Another way to quantify benefits is to align shipping mode with density thresholds. High density freight exceeding 250 kilograms per CBM often justifies air transport without penalty, while items below 120 kilograms per CBM may benefit from sea or rail. Monitoring these thresholds over time ensures your dispatch team selects the most economical option for each SKU profile.

Leveraging Technology and Data Visualization

Digital tools bring clarity to CBM and chargeable weight analysis. A calculator, like the one provided above, eliminates manual errors by standardizing unit conversions and automatically applying the correct factor. Integrating the calculator output with dashboards allows logistics managers to track trends and highlight shipments where volumetric weight drove cost. Visualization makes it easier to spot anomalies, prompting deeper investigation into packaging or consolidation opportunities.

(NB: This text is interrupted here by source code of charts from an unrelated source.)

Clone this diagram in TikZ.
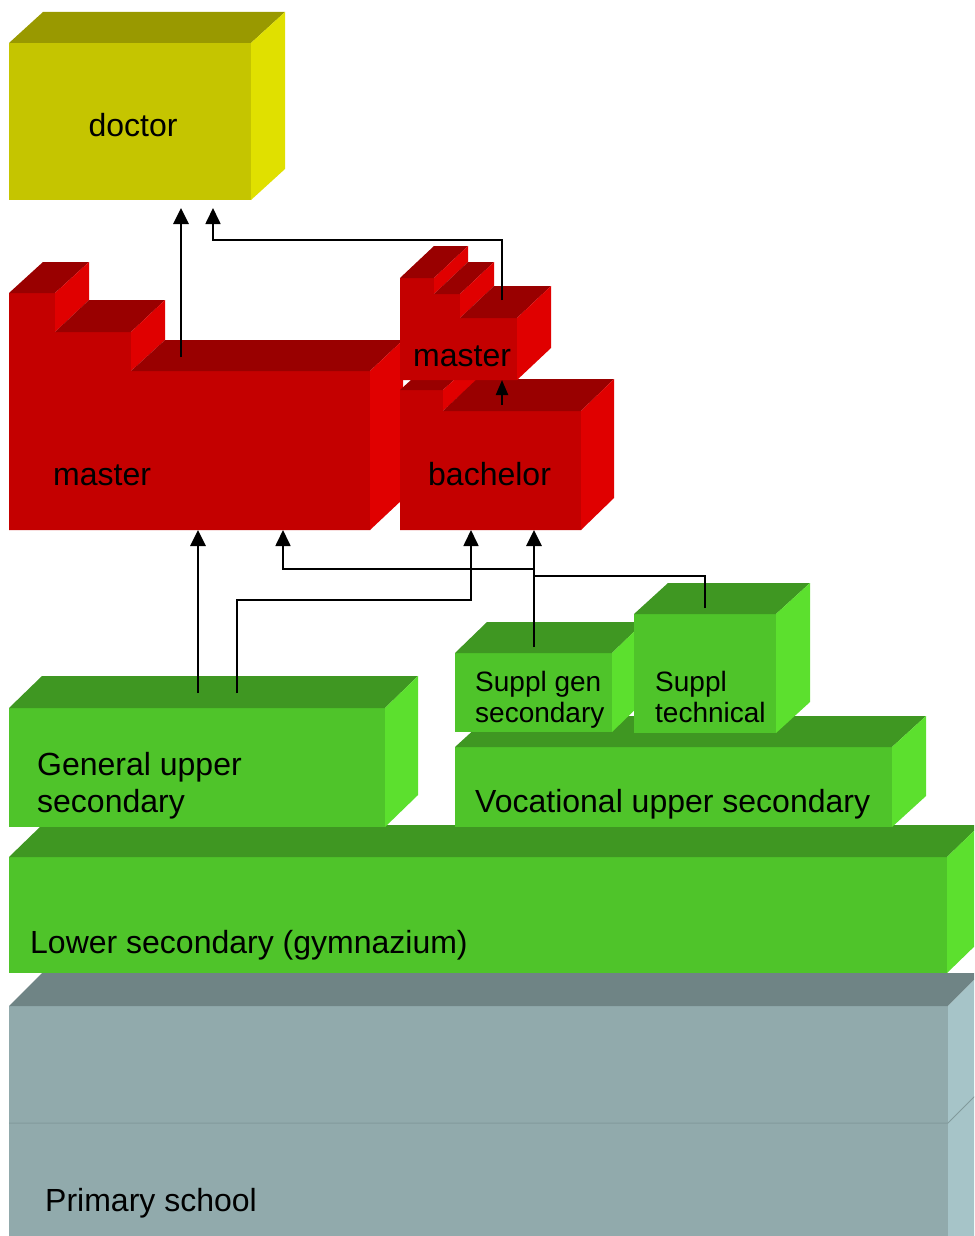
\documentclass[tikz,border=0pt]{standalone}
\usepackage{fontspec}
\setmainfont{Liberation Sans}
\usetikzlibrary{arrows.meta}
\definecolor{yfront}{HTML}{C5C500}
\definecolor{ytop}{HTML}{999900}
\definecolor{yside}{HTML}{E0E000}
\definecolor{rfront}{HTML}{C40000}
\definecolor{rtop}{HTML}{990000}
\definecolor{rside}{HTML}{E00000}
\definecolor{gfront}{HTML}{4FC42A}
\definecolor{gtop}{HTML}{3F9722}
\definecolor{gside}{HTML}{5CE02E}
\definecolor{pfront}{HTML}{91AAAC}
\definecolor{ptop}{HTML}{6F8485}
\definecolor{pside}{HTML}{A6C4C8}
\definecolor{pline}{HTML}{829A9C}
\tikzset{
  conn/.style={line width=1.7pt},
  mainconn/.style={line width=2.8pt},
  tipped/.style={-{Triangle[length=16pt,width=15pt]}},
  lbl/.style={anchor=base west,inner sep=0pt,font=\fontsize{32pt}{38pt}\selectfont},
  slbl/.style={anchor=base west,inner sep=0pt,font=\fontsize{28pt}{32pt}\selectfont},
}
% simple oblique box: x1 y1 x2 y2 dx dy front top side
\newcommand\obox[9]{%
  \fill[#7] (#1,#2) rectangle (#3,#4);
  \fill[#8] (#1,#2) -- (#3,#2) -- ({#3+#5},{#2-#6}) -- ({#1+#5},{#2-#6}) -- cycle;
  \fill[#9] (#3,#2) -- ({#3+#5},{#2-#6}) -- ({#3+#5},{#4-#6}) -- (#3,#4) -- cycle;
}
\begin{document}
\begin{tikzpicture}[x=1pt,y=-1pt]
\useasboundingbox (0,0) rectangle (974,1236);
\clip (0,0) rectangle (974,1236);

% ---------- primary school ----------
\obox{9}{1006}{948}{1300}{33}{33}{pfront}{ptop}{pside}
\draw[pline,line width=1pt] (9,1123) -- (948,1123) -- (981,1090);
\node[lbl] (primary) at (45,1211) {Primary school};

% ---------- lower secondary ----------
\obox{9}{857}{947}{973}{33}{32}{gfront}{gtop}{gside}
\node[lbl] (lower) at (30,953) {Lower secondary (gymnazium)};

% ---------- general upper secondary ----------
\obox{9}{708}{385}{827}{33}{32}{gfront}{gtop}{gside}
\node[lbl] (gen1) at (37,775) {General upper};
\node[lbl] (gen2) at (37,812.5) {secondary};

% ---------- vocational upper secondary ----------
\obox{455}{747}{892}{827}{34}{31}{gfront}{gtop}{gside}
\node[lbl] (voc) at (475,812) {Vocational upper secondary};

% ---------- suppl gen secondary ----------
\obox{455}{653}{612}{732}{32}{31}{gfront}{gtop}{gside}
\node[slbl] (sg1) at (475,691) {Suppl gen};
\node[slbl] (sg2) at (475,722) {secondary};

% ---------- suppl technical ----------
\obox{634}{614}{776}{733}{34}{31}{gfront}{gtop}{gside}
\node[slbl] (st1) at (655,691) {Suppl};
\node[slbl] (st2) at (655,722) {technical};

% ---------- big master (stepped) ----------
\fill[rfront] (9,293) -- (55,293) -- (55,332) -- (131,332) -- (131,371) -- (370,371) -- (370,530) -- (9,530) -- cycle;
\fill[rtop]  (9,293) -- (55,293) -- (89,262) -- (43,262) -- cycle;
\fill[rside] (55,293) -- (89,262) -- (89,300) -- (55,332) -- cycle;
\fill[rtop]  (55,332) -- (131,332) -- (165,300) -- (89,300) -- cycle;
\fill[rside] (131,332) -- (165,300) -- (165,340) -- (131,371) -- cycle;
\fill[rtop]  (131,371) -- (370,371) -- (403,340) -- (165,340) -- cycle;
\fill[rside] (370,371) -- (403,340) -- (403,499) -- (370,530) -- cycle;
\node[lbl] (master1) at (53,485) {master};

% ---------- bachelor ----------
\fill[rfront] (400,390) -- (443,390) -- (443,411) -- (581,411) -- (581,530) -- (400,530) -- cycle;
\fill[rtop]  (400,390) -- (443,390) -- (477,359) -- (434,359) -- cycle;
\fill[rside] (443,390) -- (477,359) -- (477,380) -- (443,411) -- cycle;
\fill[rtop]  (443,411) -- (581,411) -- (614,379) -- (477,379) -- cycle;
\fill[rside] (581,411) -- (614,379) -- (614,498) -- (581,530) -- cycle;
\node[lbl] (bachelor) at (428,485) {bachelor};

% ---------- small master ----------
\fill[rfront] (400,278) -- (434,278) -- (434,294) -- (460,294) -- (460,318) -- (517,318) -- (517,380) -- (400,380) -- cycle;
\fill[rtop]  (400,278) -- (434,278) -- (468,246) -- (434,246) -- cycle;
\fill[rside] (434,278) -- (468,246) -- (468,262) -- (434,294) -- cycle;
\fill[rtop]  (434,294) -- (460,294) -- (494,262) -- (468,262) -- cycle;
\fill[rside] (460,294) -- (494,262) -- (494,286) -- (460,318) -- cycle;
\fill[rtop]  (460,318) -- (517,318) -- (551,286) -- (494,286) -- cycle;
\fill[rside] (517,318) -- (551,286) -- (551,348) -- (517,380) -- cycle;
\node[lbl] (master2) at (413,366.5) {master};

% ---------- doctor ----------
\obox{9}{43}{251}{200}{34}{31}{yfront}{ytop}{yside}
\node[lbl,anchor=base] (doctor) at (133,136) {doctor};

% ---------- connector end points ----------
\coordinate (docA) at (181,208);
\coordinate (docB) at (213,208);
\coordinate (docjog) at (0,240);
\coordinate (bmtop) at (181,357);
\coordinate (smtop) at (502,300);
\coordinate (smbot) at (502,380);
\coordinate (batop) at (502,405);
\coordinate (bmA) at (198,530);
\coordinate (bmB) at (283,530);
\coordinate (baA) at (471,530);
\coordinate (baB) at (534,530);
\coordinate (guA) at (198,693);
\coordinate (guB) at (237,693);
\coordinate (sgtop) at (534,647);
\coordinate (sttop) at (705,608);
\coordinate (j569) at (0,569);
\coordinate (j576) at (0,576);
\coordinate (j600) at (0,600);

% ---------- connectors ----------
\draw[mainconn,tipped] (bmtop) -- (docA);
\draw[conn,tipped] (smtop) -- (smtop |- docjog) -- (docB |- docjog) -- (docB);
\draw[conn,line width=2.2pt,-{Triangle[length=15pt,width=12pt]}] (batop) -- (smbot);
\draw[mainconn,tipped] (guA) -- (bmA);
\draw[conn,tipped] (guB) -- (guB |- j600) -- (baA |- j600) -- (baA);
\draw[mainconn,tipped] (sgtop) -- (baB);
\draw[conn,tipped] (baB |- j569) -- (bmB |- j569) -- (bmB);
\draw[conn] (sttop) -- (sttop |- j576) -- (baB |- j576);
\end{tikzpicture}
\end{document}
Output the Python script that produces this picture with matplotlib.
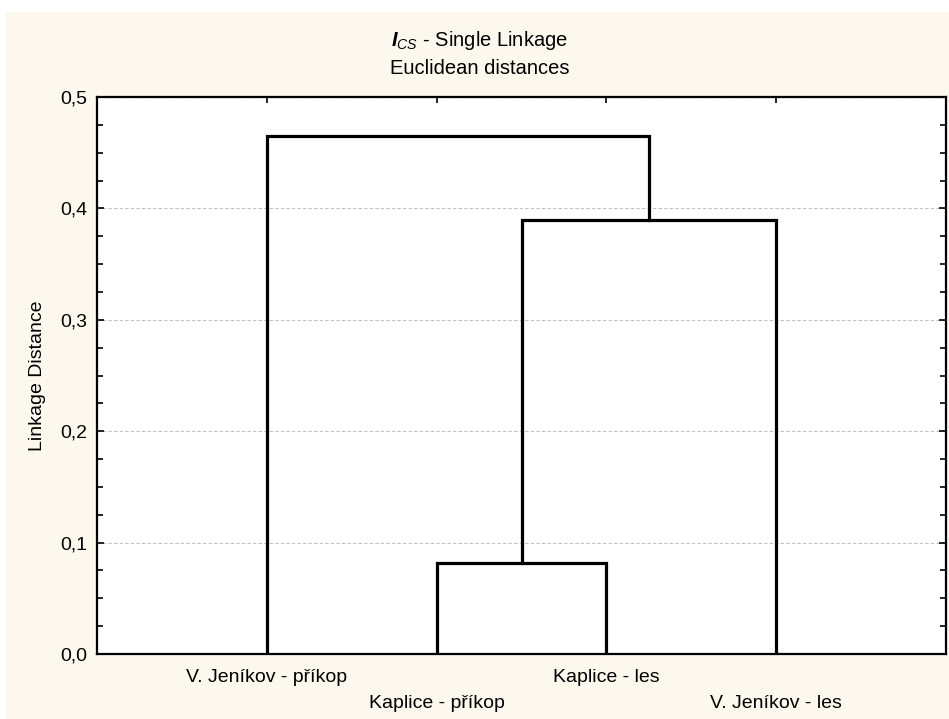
import matplotlib
matplotlib.use("Agg")
import matplotlib.pyplot as plt
from matplotlib.ticker import MultipleLocator, FuncFormatter
from matplotlib.patches import Rectangle

plt.rcParams['font.family'] = ['Liberation Sans', 'DejaVu Sans']
plt.rcParams['mathtext.fontset'] = 'custom'
plt.rcParams['mathtext.rm'] = 'Liberation Sans'
plt.rcParams['mathtext.it'] = 'Liberation Sans:italic'
plt.rcParams['mathtext.bf'] = 'Liberation Sans:bold:italic'

# leaves in plotting order
leaves = ["V. Jeníkov - příkop", "Kaplice - příkop", "Kaplice - les", "V. Jeníkov - les"]
# merges: (left node, right node, linkage distance); new nodes numbered after leaves
merges = [
    (1, 2, 0.082),
    (4, 3, 0.390),
    (0, 5, 0.465),
]

BG = "#fdf8ee"

fig = plt.figure(figsize=(9.49, 7.19), dpi=100)
fig.patch.set_facecolor("white")
fig.patches.append(Rectangle((6 / 949, 0), 1, 1 - 12 / 719, transform=fig.transFigure,
                             facecolor=BG, edgecolor="none", zorder=-10))

ax = fig.add_axes([97 / 949, 1 - 654 / 719, 849 / 949, 557 / 719])
ax.set_facecolor("white")

# node positions: leaves at 1..n, merged nodes at the midpoint of their children
pos = {i: (i + 1, 0.0) for i in range(len(leaves))}
for k, (a, b, h) in enumerate(merges):
    xa, ya = pos[a]
    xb, yb = pos[b]
    ax.plot([xa, xa, xb, xb], [ya, h, h, yb], color="black", lw=2.3,
            solid_joinstyle="miter", zorder=3)
    pos[len(leaves) + k] = ((xa + xb) / 2, h)

ax.set_xlim(0, len(leaves) + 1)
ax.set_ylim(0, 0.5)

ax.yaxis.set_major_locator(MultipleLocator(0.1))
ax.yaxis.set_minor_locator(MultipleLocator(0.025))
ax.yaxis.set_major_formatter(FuncFormatter(lambda v, p: f"{v:.1f}".replace(".", ",")))
ax.tick_params(axis="y", which="both", direction="in", left=True, right=True,
               labelsize=14, width=1.2, pad=7)
ax.tick_params(axis="y", which="major", length=5)
ax.tick_params(axis="y", which="minor", length=4)

ax.set_xticks(range(1, len(leaves) + 1))
ax.tick_params(axis="x", direction="in", bottom=False, top=True, labelbottom=False,
               length=4, width=1.2)

ax.grid(axis="y", which="major", color="#c0c0c0", linestyle=(0, (3, 2)), lw=0.8, zorder=0)

for s in ax.spines.values():
    s.set_linewidth(1.6)

# staggered leaf labels
for i, name in enumerate(leaves):
    off = -24 if i % 2 == 0 else -49
    ax.annotate(name, xy=(i + 1, 0), xycoords=("data", "axes fraction"),
                xytext=(0, off * 0.72), textcoords="offset points",
                ha="center", va="center", fontsize=14, annotation_clip=False)

ax.set_ylabel("Linkage Distance", fontsize=14, labelpad=10)

fig.text(0.5 + 5 / 949, 1 - 41 / 719, r"$\mathbf{I}_{CS}$ - Single Linkage",
         ha="center", va="center", fontsize=14.5)
fig.text(0.5 + 5 / 949, 1 - 69 / 719, "Euclidean distances",
         ha="center", va="center", fontsize=14.5)

fig.savefig("out.png", dpi=100, facecolor=fig.get_facecolor())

Charting actual versus volumetric weight is particularly insightful. When the volumetric bar consistently exceeds the actual bar for a given lane, you know density improvements would deliver immediate savings. Conversely, if actual weight dominates, you might prioritize negotiating lower base rates rather than redesigning packaging. By exporting the calculator results to your business intelligence tool, you can correlate density with landed cost, lead time, and damage rates.

Training, Auditing, and Continuous Improvement

Organizations that excel at freight optimization treat CBM calculation as an ongoing discipline. They train warehouse staff on measurement techniques, audit random shipments to confirm accuracy, and maintain calibration records for measuring devices. Periodic audits compare declared CBM to carrier re-measurement reports, ensuring the variance stays within acceptable thresholds. When discrepancies occur, the team investigates causes such as damaged cartons, swelling due to humidity, or simple data entry errors, then updates processes accordingly.

Continuous improvement also involves close collaboration with freight forwarders. Share your CBM and chargeable weight calculations before booking. Invite forwarders to confirm or challenge your numbers so potential discrepancies surface early. Implementing electronic data interchange with carriers allows you to transmit dimension data automatically, reducing manual re-keying that can introduce mistakes.

Future Trends Influencing CBM Calculations

Several emerging trends will reshape how shippers calculate CBM to chargeable weight. Advanced scanning technologies capture package dimensions instantly, feeding data directly into transport management systems. Artificial intelligence algorithms analyze historical shipments, predicting when volumetric weight will exceed actual weight and recommending proactive adjustments. Sustainability initiatives also encourage shippers to minimize unused volume, not just for cost efficiency but to reduce carbon emissions associated with transporting air. As airlines and ocean carriers roll out environmental surcharges tied to space utilization, accurate CBM data will become even more critical.

Another trend involves dynamic pricing models where carriers adjust volumetric factors based on demand. During peak seasons, an airline might temporarily raise the factor from 167 to 180 to protect capacity. Shippers that monitor these adjustments can shift modes quickly or renegotiate contracts to maintain stable cost structures. Data transparency will be the differentiator; companies that track factors and chargeable weight in real time will outperform those relying on static spreadsheets.

Conclusion

Mastering the conversion from CBM to chargeable weight is fundamental to profitable international trade. By measuring accurately, applying the correct factors, and comparing volumetric and actual weight for every shipment, you prevent billing surprises and identify optimization opportunities. The calculator above provides a practical tool for day to day planning, while the strategies discussed in this guide help embed best practices across sourcing, packaging, compliance, and analytics. Integrate these principles into your operations, stay informed through authoritative sources, and your logistics teams will make faster, data driven decisions in every shipping season.